- Zelwa Location within Poland
- Coordinates: 54°2′N 23°27′E﻿ / ﻿54.033°N 23.450°E
- Country: Poland
- Voivodeship: Podlaskie
- County: Sejny
- Gmina: Giby
- Population (2021): 176
- Postal code: 16-506
- SIMC: 0757810
- Car plates: BSE

= Zelwa, Sejny County =

Zelwa , is a village in the administrative district of Gmina Giby, within Sejny County, Podlaskie Voivodeship, in north-eastern Poland, close to the borders with Belarus and Lithuania.

== Geography ==
The village of Zelwa lies between the river Marycha and the shore of Lake Zelwa.
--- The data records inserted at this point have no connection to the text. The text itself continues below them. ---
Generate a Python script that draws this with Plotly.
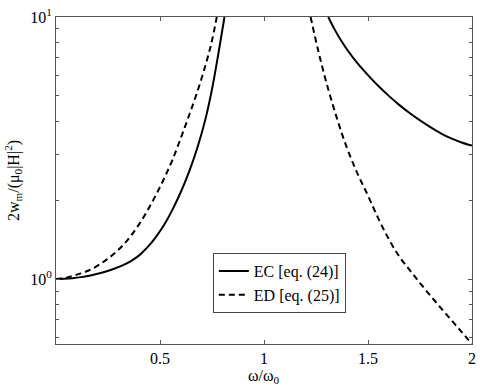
import plotly.graph_objects as go

# EC [eq. (24)] - solid, two branches (below and above resonance)
ec_low_x = [0, 0.04, 0.08, 0.12, 0.16, 0.20, 0.24, 0.28, 0.32, 0.36, 0.40, 0.44, 0.48, 0.52, 0.56,
            0.60, 0.64, 0.68, 0.72, 0.75, 0.78, 0.81]
ec_low_y = [1.0, 1.0018, 1.0074, 1.0167, 1.0299, 1.0471, 1.069, 1.095, 1.1276, 1.1711, 1.2308, 1.3227,
            1.4462, 1.6106, 1.8408, 2.148, 2.57, 3.177, 4.121, 5.297, 7.194, 10]
ec_high_x = [1.309, 1.34, 1.37, 1.40, 1.45, 1.50, 1.55, 1.60, 1.65, 1.70, 1.75, 1.80, 1.85, 1.90, 1.95, 2.0]
ec_high_y = [10, 8.95, 8.15, 7.5, 6.65, 6.0, 5.45, 5.0, 4.62, 4.3, 4.03, 3.8, 3.6, 3.44, 3.32, 3.23]

# ED [eq. (25)] - dashed
ed_low_x = [0, 0.04, 0.08, 0.12, 0.16, 0.20, 0.24, 0.28, 0.32, 0.36, 0.40, 0.44, 0.48, 0.52, 0.56,
            0.60, 0.64, 0.68, 0.72, 0.748, 0.773]
ed_low_y = [1.0, 1.0069, 1.027, 1.0507, 1.08, 1.1246, 1.1803, 1.2503, 1.34, 1.4622, 1.62, 1.8281,
            2.0893, 2.421, 2.851, 3.451, 4.217, 5.2, 6.6, 8.0, 10]
ed_high_x = [1.224, 1.26, 1.30, 1.35, 1.40, 1.45, 1.50, 1.55, 1.60, 1.65, 1.70, 1.75, 1.80, 1.85, 1.90, 1.95, 2.0]
ed_high_y = [10, 7.48, 5.62, 4.12, 3.145, 2.52, 2.08, 1.70, 1.42, 1.22, 1.083, 0.965, 0.864, 0.776,
             0.698, 0.628, 0.564]

x_tick_vals = [0.5, 1, 1.5, 2]
x_tick_text = ["0.5", "1", "1.5", "2"]
y_tick_vals = [1, 10]
y_tick_text = ["10<sup>0</sup>", "10<sup>1</sup>"]
y_minor_vals = [0.6, 0.7, 0.8, 0.9, 2, 3, 4, 5, 6, 7, 8, 9]

FONT = "Times New Roman"
AX = "#555555"

fig = go.Figure()
fig.add_trace(go.Scatter(
    x=ec_low_x + [None] + ec_high_x, y=ec_low_y + [None] + ec_high_y,
    mode="lines", name="EC [eq. (24)]", connectgaps=False,
    line=dict(color="black", width=2, shape="spline", smoothing=1.0)))
fig.add_trace(go.Scatter(
    x=ed_low_x + [None] + ed_high_x, y=ed_low_y + [None] + ed_high_y,
    mode="lines", name="ED [eq. (25)]", connectgaps=False,
    line=dict(color="black", width=2, dash="6px,4px", shape="spline", smoothing=1.0)))

fig.update_layout(
    width=480, height=389,
    margin=dict(l=56, r=8, t=17, b=45),
    paper_bgcolor="white", plot_bgcolor="white",
    font=dict(family=FONT, size=16, color="black"),
    showlegend=True,
    legend=dict(x=0.377, y=0.278, xanchor="left", yanchor="top",
                bordercolor="#444444", borderwidth=1, bgcolor="white",
                font=dict(family=FONT, size=16), tracegroupgap=0),
    annotations=[dict(text="ω/ω<sub>0</sub>", xref="paper", yref="paper", x=0.5, y=0,
                      xanchor="center", yanchor="top", yshift=-22, showarrow=False,
                      borderpad=0, font=dict(family=FONT, size=16))],
)
fig.update_xaxes(
    range=[0, 2], tickvals=x_tick_vals, ticktext=x_tick_text, automargin=False,
    ticks="inside", ticklen=4, tickcolor=AX, showline=True, linecolor=AX,
    linewidth=1, mirror="ticks", showgrid=False, zeroline=False,
)
fig.update_yaxes(
    type="log", range=[-0.248, 1], tickvals=y_tick_vals, ticktext=y_tick_text, automargin=False,
    ticks="inside", ticklen=4, tickcolor=AX, showline=True, linecolor=AX,
    linewidth=1, mirror="ticks", showgrid=False, zeroline=False,
    minor=dict(tickvals=y_minor_vals, ticks="inside", ticklen=3, tickcolor=AX, showgrid=False),
    title=dict(text="2w<sub>m</sub>/(μ<sub>0</sub>|H|<sup>2</sup>)", standoff=6,
               font=dict(family=FONT, size=16)),
)

# remove the page's default 8px body margin so the figure sits at the window's corner
fig.write_html("out.html", config={"displayModeBar": False},
               post_script="document.body.style.margin='0px';")
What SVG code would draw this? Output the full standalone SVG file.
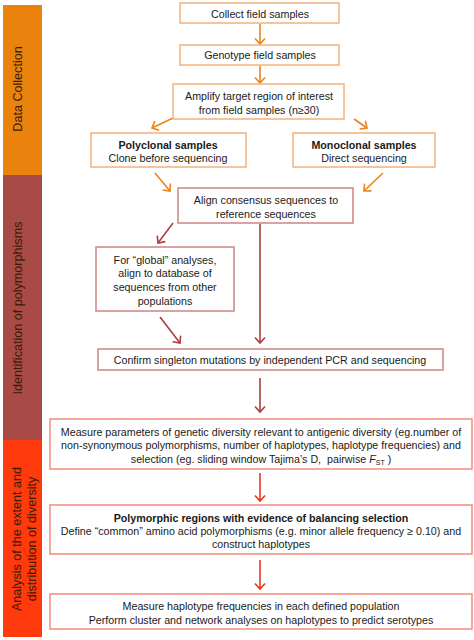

On the opposite side of the river Marycha, one can find a small settlement called Kiecie - now incorporated into the village of Zelwa.

== History ==
In 1827 it was recorded that the population of the village was numbered at 111 inhabitants and 14 homes, in 1895 it was recorded that the population was 203 inhabitants and 23 homes.

== Tourist attractions ==
- There is a small ethnographic museum in the village, including an open-air museum established by a local. Visitors are offered demonstrations of rural activities such as spinning, weaving, cordage making, net tying, wood and iron processing, flax processing, bread baking and others
- In the village there is the Recreation Centre ‘Zelwa’ and several agro-tourism farms, which offer accommodation and catering to visitors.